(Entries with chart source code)
[Begin]
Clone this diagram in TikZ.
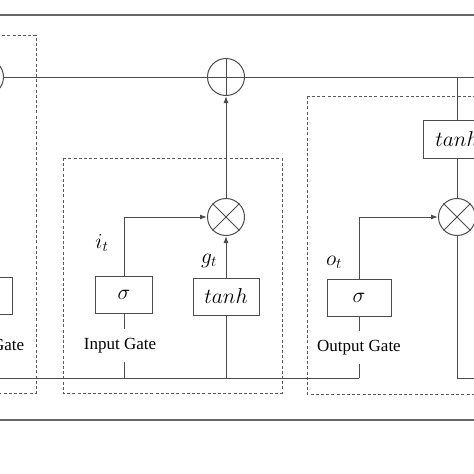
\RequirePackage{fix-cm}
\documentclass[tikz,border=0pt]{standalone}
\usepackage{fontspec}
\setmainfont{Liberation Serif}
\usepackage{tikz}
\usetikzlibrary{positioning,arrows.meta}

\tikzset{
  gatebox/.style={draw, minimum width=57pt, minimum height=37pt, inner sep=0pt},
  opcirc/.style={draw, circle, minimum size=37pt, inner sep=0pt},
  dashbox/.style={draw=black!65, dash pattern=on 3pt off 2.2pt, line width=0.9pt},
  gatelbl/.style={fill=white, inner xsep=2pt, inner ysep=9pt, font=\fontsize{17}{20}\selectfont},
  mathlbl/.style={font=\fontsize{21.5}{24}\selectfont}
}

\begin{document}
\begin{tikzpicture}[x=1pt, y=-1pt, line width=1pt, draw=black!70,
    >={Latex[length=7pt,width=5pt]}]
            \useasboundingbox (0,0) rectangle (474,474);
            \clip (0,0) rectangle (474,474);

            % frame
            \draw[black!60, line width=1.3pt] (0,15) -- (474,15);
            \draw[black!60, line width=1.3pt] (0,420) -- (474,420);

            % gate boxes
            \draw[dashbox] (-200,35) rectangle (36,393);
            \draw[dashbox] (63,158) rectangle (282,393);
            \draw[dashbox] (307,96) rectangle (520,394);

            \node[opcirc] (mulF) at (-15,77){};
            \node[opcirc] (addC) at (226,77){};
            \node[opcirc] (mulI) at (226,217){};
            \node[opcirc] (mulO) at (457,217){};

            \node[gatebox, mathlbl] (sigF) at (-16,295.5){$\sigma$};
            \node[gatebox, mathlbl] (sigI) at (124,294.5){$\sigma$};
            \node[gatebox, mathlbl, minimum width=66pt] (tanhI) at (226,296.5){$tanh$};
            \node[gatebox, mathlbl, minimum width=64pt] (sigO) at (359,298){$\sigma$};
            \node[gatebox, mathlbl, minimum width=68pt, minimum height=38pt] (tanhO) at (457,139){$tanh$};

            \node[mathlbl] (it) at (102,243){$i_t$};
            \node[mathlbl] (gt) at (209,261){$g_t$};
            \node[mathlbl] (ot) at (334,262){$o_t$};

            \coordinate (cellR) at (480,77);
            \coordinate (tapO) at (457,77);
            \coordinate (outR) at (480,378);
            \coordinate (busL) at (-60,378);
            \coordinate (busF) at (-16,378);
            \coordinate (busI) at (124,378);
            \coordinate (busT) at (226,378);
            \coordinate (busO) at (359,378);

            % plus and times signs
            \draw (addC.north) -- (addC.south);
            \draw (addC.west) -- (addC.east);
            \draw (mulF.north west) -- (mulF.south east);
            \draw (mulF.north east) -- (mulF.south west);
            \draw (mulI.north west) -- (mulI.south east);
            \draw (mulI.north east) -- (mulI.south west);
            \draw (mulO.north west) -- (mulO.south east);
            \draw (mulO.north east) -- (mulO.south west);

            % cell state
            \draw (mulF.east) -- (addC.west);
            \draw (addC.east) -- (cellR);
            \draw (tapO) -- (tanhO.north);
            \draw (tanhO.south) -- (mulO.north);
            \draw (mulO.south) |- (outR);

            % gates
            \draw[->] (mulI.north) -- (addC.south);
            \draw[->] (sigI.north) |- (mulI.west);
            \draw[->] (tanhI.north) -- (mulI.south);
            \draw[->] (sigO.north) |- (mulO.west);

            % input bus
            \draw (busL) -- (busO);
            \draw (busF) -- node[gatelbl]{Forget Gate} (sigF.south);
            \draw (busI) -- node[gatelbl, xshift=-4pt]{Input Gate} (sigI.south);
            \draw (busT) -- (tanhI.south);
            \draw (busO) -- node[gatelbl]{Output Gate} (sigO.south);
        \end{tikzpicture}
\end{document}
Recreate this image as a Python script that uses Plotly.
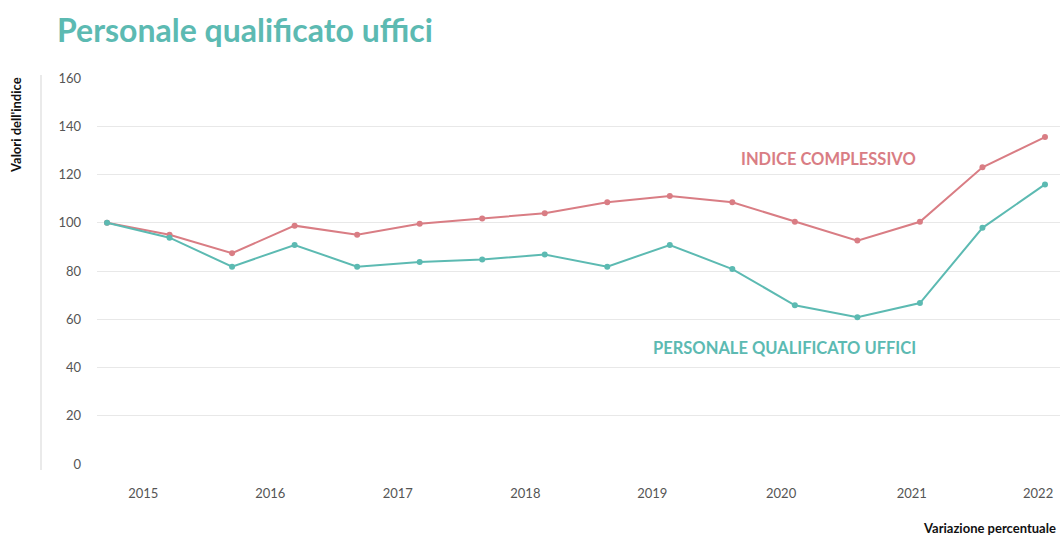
[End]
## Exercise aim
Output the lines above in full and exactly as given, omitting any pictures.

## Solution
Clone this diagram in TikZ.
\RequirePackage{fix-cm}
\documentclass[tikz,border=0pt]{standalone}
\usepackage{fontspec}
\setmainfont{Liberation Serif}
\usepackage{tikz}
\usetikzlibrary{positioning,arrows.meta}

\tikzset{
  gatebox/.style={draw, minimum width=57pt, minimum height=37pt, inner sep=0pt},
  opcirc/.style={draw, circle, minimum size=37pt, inner sep=0pt},
  dashbox/.style={draw=black!65, dash pattern=on 3pt off 2.2pt, line width=0.9pt},
  gatelbl/.style={fill=white, inner xsep=2pt, inner ysep=9pt, font=\fontsize{17}{20}\selectfont},
  mathlbl/.style={font=\fontsize{21.5}{24}\selectfont}
}

\begin{document}
\begin{tikzpicture}[x=1pt, y=-1pt, line width=1pt, draw=black!70,
    >={Latex[length=7pt,width=5pt]}]
            \useasboundingbox (0,0) rectangle (474,474);
            \clip (0,0) rectangle (474,474);

            % frame
            \draw[black!60, line width=1.3pt] (0,15) -- (474,15);
            \draw[black!60, line width=1.3pt] (0,420) -- (474,420);

            % gate boxes
            \draw[dashbox] (-200,35) rectangle (36,393);
            \draw[dashbox] (63,158) rectangle (282,393);
            \draw[dashbox] (307,96) rectangle (520,394);

            \node[opcirc] (mulF) at (-15,77){};
            \node[opcirc] (addC) at (226,77){};
            \node[opcirc] (mulI) at (226,217){};
            \node[opcirc] (mulO) at (457,217){};

            \node[gatebox, mathlbl] (sigF) at (-16,295.5){$\sigma$};
            \node[gatebox, mathlbl] (sigI) at (124,294.5){$\sigma$};
            \node[gatebox, mathlbl, minimum width=66pt] (tanhI) at (226,296.5){$tanh$};
            \node[gatebox, mathlbl, minimum width=64pt] (sigO) at (359,298){$\sigma$};
            \node[gatebox, mathlbl, minimum width=68pt, minimum height=38pt] (tanhO) at (457,139){$tanh$};

            \node[mathlbl] (it) at (102,243){$i_t$};
            \node[mathlbl] (gt) at (209,261){$g_t$};
            \node[mathlbl] (ot) at (334,262){$o_t$};

            \coordinate (cellR) at (480,77);
            \coordinate (tapO) at (457,77);
            \coordinate (outR) at (480,378);
            \coordinate (busL) at (-60,378);
            \coordinate (busF) at (-16,378);
            \coordinate (busI) at (124,378);
            \coordinate (busT) at (226,378);
            \coordinate (busO) at (359,378);

            % plus and times signs
            \draw (addC.north) -- (addC.south);
            \draw (addC.west) -- (addC.east);
            \draw (mulF.north west) -- (mulF.south east);
            \draw (mulF.north east) -- (mulF.south west);
            \draw (mulI.north west) -- (mulI.south east);
            \draw (mulI.north east) -- (mulI.south west);
            \draw (mulO.north west) -- (mulO.south east);
            \draw (mulO.north east) -- (mulO.south west);

            % cell state
            \draw (mulF.east) -- (addC.west);
            \draw (addC.east) -- (cellR);
            \draw (tapO) -- (tanhO.north);
            \draw (tanhO.south) -- (mulO.north);
            \draw (mulO.south) |- (outR);

            % gates
            \draw[->] (mulI.north) -- (addC.south);
            \draw[->] (sigI.north) |- (mulI.west);
            \draw[->] (tanhI.north) -- (mulI.south);
            \draw[->] (sigO.north) |- (mulO.west);

            % input bus
            \draw (busL) -- (busO);
            \draw (busF) -- node[gatelbl]{Forget Gate} (sigF.south);
            \draw (busI) -- node[gatelbl, xshift=-4pt]{Input Gate} (sigI.south);
            \draw (busT) -- (tanhI.south);
            \draw (busO) -- node[gatelbl]{Output Gate} (sigO.south);
        \end{tikzpicture}
\end{document}
Recreate this image as a Python script that uses Plotly.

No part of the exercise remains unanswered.